Das Bundesministerium für Umwelt, Naturschutz und Reaktorsicherheit (BMU) stellt in einer Publikation die Möglichkeit in Aussicht, "bis 2020 mit erneuerbaren Energien 25 bis 30 Prozent an der Stromversorgung abzudecken."
Weit deutlicher als zur Stromversorgung trägt grüner Strom zum Klimaschutz bei. Über 68 Millionen Tonnen des Treibhausgases Kohlendioxid (CO2) konnten laut BMU bei der Stromversorgung im Jahr 2006 durch die Nutzung regenerativer Energiequellen vermieden werden. Berücksicht man auch Wärme und Treibstoffe aus Regenerativen steigt die Summe auf rund 100 Millionen Tonnen vermiedenes CO2 - bei einer Gesamtemission von rund 796 Millionen Tonnen. Die Klimabelastung durch CO2 hätte ohne saubere Energiequellen somit um rund 13 Prozent höher ausfallen können.
Preis und Leistung
Die so verhinderten Umweltkosten und die positiven volkswirtschaftlichen Effekte in Bereichen wie Export und Arbeitsmarkt wiegen die Förder- und Forschungskosten im Bereich der regenerativen Energien aus Sicht der Politik längst wieder auf. Im Übrigen werden die Kosten der Anreizmodelle auf den gesamten Strommarkt umgelegt. Wer hier eine unfaire Verzerrung des Wettbewerbs zugunsten der regenerativen Energien wittert, der sei beruhigt: Noch überwiegen die Kosten, die für Kernkraft und ihre Beseitigung, für Kohle oder Kernfusionsforschung aufgewendet werden, die staatlichen Investitionen in regenerative Energien um mehr als das Doppelte.

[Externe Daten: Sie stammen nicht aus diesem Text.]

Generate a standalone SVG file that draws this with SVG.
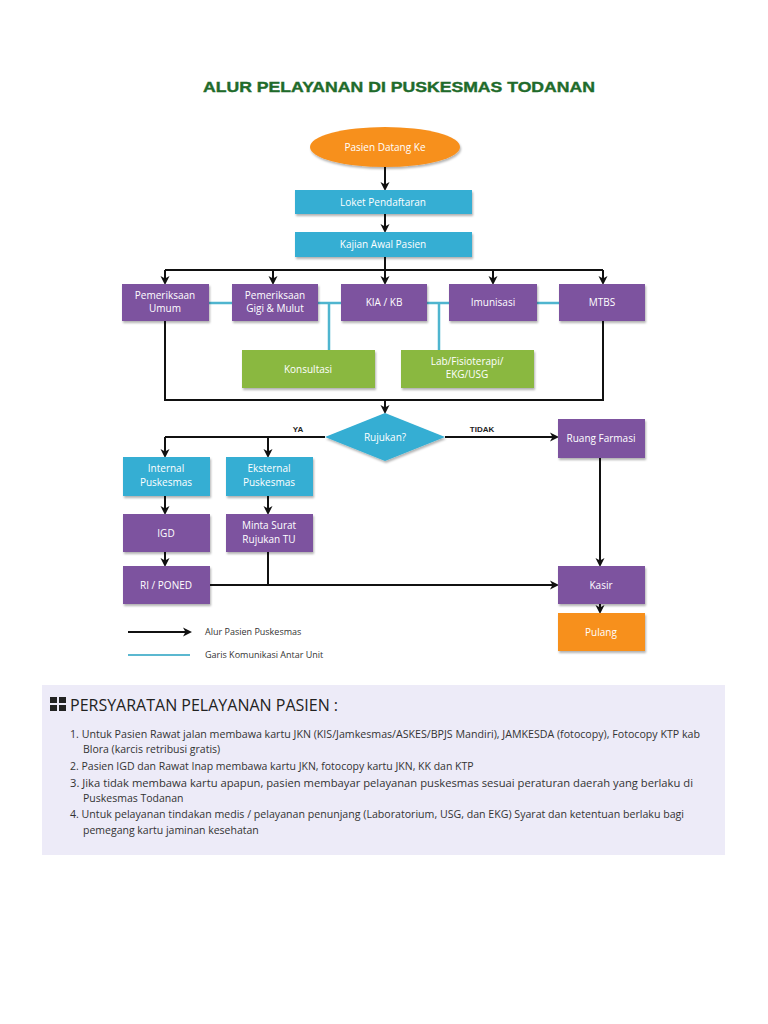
<svg xmlns="http://www.w3.org/2000/svg" width="768" height="1024" viewBox="0 0 768 1024">
<defs>
<style>
.t{font-family:"Open Sans","Liberation Sans",sans-serif;font-size:10px;fill:#fff;text-anchor:middle}
.p{fill:#7D539F;filter:url(#sh)}
.c{fill:#35AED3;filter:url(#sh)}
.g{fill:#8AB83F;filter:url(#sh)}
.o{fill:#F7901E;filter:url(#sh)}
.ln{stroke:#111;stroke-width:2;fill:none}
.ar{stroke:#111;stroke-width:2;fill:none;marker-end:url(#ah)}
.cy{stroke:#4FB5CF;stroke-width:2.5;fill:none}
.li{font-family:"Open Sans","Liberation Sans",sans-serif;font-size:10.5px;fill:#333}
.lg{font-family:"Open Sans","Liberation Sans",sans-serif;font-size:9px;fill:#333}
</style>
<marker id="ah" markerWidth="10" markerHeight="10" refX="7" refY="5" orient="auto" markerUnits="userSpaceOnUse">
<path d="M0,0.5 L9,5 L0,9.5 L2.5,5 Z" fill="#111"/>
</marker>
<filter id="sh" x="-10%" y="-10%" width="130%" height="140%">
<feDropShadow dx="1" dy="2" stdDeviation="1.2" flood-color="#000" flood-opacity="0.3"/>
</filter>
</defs>
<rect width="768" height="1024" fill="#fff"/>
<text x="399" y="92" font-family="Liberation Sans,Arial,sans-serif" font-weight="bold" font-size="15.5" fill="#1F6B2B" stroke="#1F6B2B" stroke-width="0.4" text-anchor="middle" textLength="392" lengthAdjust="spacingAndGlyphs">ALUR PELAYANAN DI PUSKESMAS TODANAN</text>

<g id="connectors">
<line class="ar" x1="385" y1="167" x2="385" y2="189"/>
<line class="ar" x1="385" y1="214" x2="385" y2="231"/>
<line class="ln" x1="385" y1="257" x2="385" y2="270"/>
<line class="ln" x1="165" y1="270" x2="603" y2="270"/>
<line class="ar" x1="165" y1="270" x2="165" y2="283"/>
<line class="ar" x1="273" y1="270" x2="273" y2="283"/>
<line class="ar" x1="385" y1="257" x2="385" y2="283"/>
<line class="ar" x1="493" y1="270" x2="493" y2="283"/>
<line class="ar" x1="603" y1="270" x2="603" y2="283"/>
<line class="cy" x1="209" y1="303" x2="232" y2="303"/>
<line class="cy" x1="318" y1="303" x2="341" y2="303"/>
<line class="cy" x1="427" y1="303" x2="449" y2="303"/>
<line class="cy" x1="537" y1="303" x2="559" y2="303"/>
<line class="cy" x1="329" y1="303" x2="329" y2="350"/>
<line class="cy" x1="439" y1="303" x2="439" y2="350"/>
<polyline class="ln" points="165,321 165,400 603,400 603,321"/>
<line class="ar" x1="385" y1="400" x2="385" y2="412"/>
<polyline class="ln" points="325,437 165,437"/>
<line class="ar" x1="165" y1="437" x2="165" y2="456"/>
<line class="ar" x1="268" y1="437" x2="268" y2="456"/>
<line class="ar" x1="445" y1="437" x2="557" y2="437"/>
<line class="ar" x1="165" y1="496" x2="165" y2="513"/>
<line class="ar" x1="268" y1="496" x2="268" y2="513"/>
<line class="ar" x1="165" y1="552" x2="165" y2="565"/>
<line class="ar" x1="210" y1="585" x2="557" y2="585"/>
<line class="ln" x1="268" y1="552" x2="268" y2="585"/>
<line class="ar" x1="600" y1="458" x2="600" y2="565"/>
<line class="ar" x1="600" y1="604" x2="600" y2="612"/>
</g>

<g id="n-pasien"><ellipse cx="385" cy="147" rx="75" ry="20" class="o"/><text class="t" x="385" y="151">Pasien Datang Ke</text></g>
<g id="n-loket"><rect x="295" y="190" width="177" height="24" class="c"/><text class="t" x="383" y="206">Loket Pendaftaran</text></g>
<g id="n-kajian"><rect x="295" y="232" width="177" height="25" class="c"/><text class="t" x="383" y="248">Kajian Awal Pasien</text></g>

<g id="n-umum"><rect x="122" y="284" width="87" height="37" class="p"/><text class="t" x="165" y="299">Pemeriksaan</text><text class="t" x="165" y="312">Umum</text></g>
<g id="n-gigi"><rect x="232" y="284" width="86" height="37" class="p"/><text class="t" x="275" y="299">Pemeriksaan</text><text class="t" x="275" y="312">Gigi &amp; Mulut</text></g>
<g id="n-kia"><rect x="341" y="284" width="86" height="37" class="p"/><text class="t" x="384" y="306">KIA / KB</text></g>
<g id="n-imun"><rect x="449" y="284" width="88" height="37" class="p"/><text class="t" x="493" y="306">Imunisasi</text></g>
<g id="n-mtbs"><rect x="559" y="284" width="86" height="37" class="p"/><text class="t" x="602" y="306">MTBS</text></g>

<g id="n-konsul"><rect x="242" y="350" width="133" height="38" class="g"/><text class="t" x="308" y="373">Konsultasi</text></g>
<g id="n-lab"><rect x="401" y="350" width="133" height="38" class="g"/><text class="t" x="467" y="365">Lab/Fisioterapi/</text><text class="t" x="467" y="378">EKG/USG</text></g>

<g id="n-rujukan"><polygon points="385,413 445,437 385,461 325,437" class="c"/><text class="t" x="385" y="441">Rujukan?</text></g>
<text x="298" y="432" font-family="Liberation Sans,Arial,sans-serif" font-weight="bold" font-size="8" fill="#222" text-anchor="middle">YA</text>
<text x="482" y="432" font-family="Liberation Sans,Arial,sans-serif" font-weight="bold" font-size="8" fill="#222" text-anchor="middle">TIDAK</text>

<g id="n-farmasi"><rect x="558" y="419" width="87" height="39" class="p"/><text class="t" x="601" y="442">Ruang Farmasi</text></g>
<g id="n-internal"><rect x="123" y="457" width="87" height="39" class="c"/><text class="t" x="166" y="472">Internal</text><text class="t" x="166" y="486">Puskesmas</text></g>
<g id="n-eksternal"><rect x="226" y="457" width="87" height="39" class="c"/><text class="t" x="269" y="472">Eksternal</text><text class="t" x="269" y="486">Puskesmas</text></g>
<g id="n-igd"><rect x="123" y="514" width="87" height="38" class="p"/><text class="t" x="166" y="537">IGD</text></g>
<g id="n-minta"><rect x="226" y="514" width="87" height="38" class="p"/><text class="t" x="269" y="529">Minta Surat</text><text class="t" x="269" y="543">Rujukan TU</text></g>
<g id="n-ri"><rect x="123" y="566" width="87" height="38" class="p"/><text class="t" x="166" y="589">RI / PONED</text></g>
<g id="n-kasir"><rect x="558" y="566" width="87" height="38" class="p"/><text class="t" x="601" y="589">Kasir</text></g>
<g id="n-pulang"><rect x="558" y="613" width="87" height="38" class="o"/><text class="t" x="601" y="636">Pulang</text></g>

<g id="legend">
<line class="ar" x1="128" y1="632" x2="190" y2="632"/>
<text class="lg" x="205" y="635">Alur Pasien Puskesmas</text>
<line stroke="#5BB8D0" stroke-width="2" x1="128" y1="655" x2="190" y2="655"/>
<text class="lg" x="205" y="658">Garis Komunikasi Antar Unit</text>
</g>

<g id="panel">
<rect x="42" y="685" width="683" height="170" fill="#EDEBF8"/>
<rect x="50" y="697" width="7" height="6" fill="#222"/>
<rect x="59" y="697" width="7" height="6" fill="#222"/>
<rect x="50" y="705" width="7" height="6" fill="#222"/>
<rect x="59" y="705" width="7" height="6" fill="#222"/>
<text x="70" y="711" font-family="Open Sans,Liberation Sans,sans-serif" font-size="16" fill="#222">PERSYARATAN PELAYANAN PASIEN :</text>
<text class="li" x="70" y="738" textLength="630" lengthAdjust="spacingAndGlyphs">1. Untuk Pasien Rawat jalan membawa kartu JKN (KIS/Jamkesmas/ASKES/BPJS Mandiri), JAMKESDA (fotocopy), Fotocopy KTP kab</text>
<text class="li" x="83" y="753">Blora (karcis retribusi gratis)</text>
<text class="li" x="70" y="770">2. Pasien IGD dan Rawat Inap membawa kartu JKN, fotocopy kartu JKN, KK dan KTP</text>
<text class="li" x="70" y="787" textLength="623" lengthAdjust="spacingAndGlyphs">3. Jika tidak membawa kartu apapun, pasien membayar pelayanan puskesmas sesuai peraturan daerah yang berlaku di</text>
<text class="li" x="83" y="802">Puskesmas Todanan</text>
<text class="li" x="70" y="818" textLength="614" lengthAdjust="spacingAndGlyphs">4. Untuk pelayanan tindakan medis / pelayanan penunjang (Laboratorium, USG, dan EKG) Syarat dan ketentuan berlaku bagi</text>
<text class="li" x="83" y="834">pemegang kartu jaminan kesehatan</text>
</g>
</svg>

Die monatlichen Stromkosten eines durchschnittlichen Haushalts steigen durch die Umlage der EEG-Förderungen derzeit um etwas mehr als zwei Euro. Gleichzeitig sind die Preisunterschiede zwischen den Angeboten der konventionellen und Ökostromanbietern oft vernachlässigbar gering. Allerdings, so erinnert die Ökostromlobby von "Atomausstieg selber machen", sei der Ökostrompreis abhängig von der Höhe neuer, politischer Fördermaßnahmen und von den Qualitätsanforderungen der Anbieter.
Standards und politische Zeichen setzen
Stromanbieter wie Lichtblick, Naturstrom, Greenpeace Energy oder die Elektrizitätswerke Schönau erfüllen strenge Qualitätsanforderungen: Sie stehen eigentumsrechtlich in keiner Verbindung zu Atom- oder Kohlekraftwerken und ihr Strommix setzt sich zu mindestens 50 Prozent aus erneuerbaren Energien zusammen - die andere Hälfte des erzeugten Stroms darf in Kraft-Wärme-Kopplungsanlagen gewonnen werden.
Endverbraucher haben also durchaus eine Wahl: Indem sie sich für einen Naturstromanbieter entscheiden, der Energie aus regenerativen Anlagen bezieht, stellen sie ihr Geld für Investitionen in erneuerbare Energiequellen zur Verfügung und bestätigen die Nachhaltigkeitsstrategie der Bundespolitik an der Basis.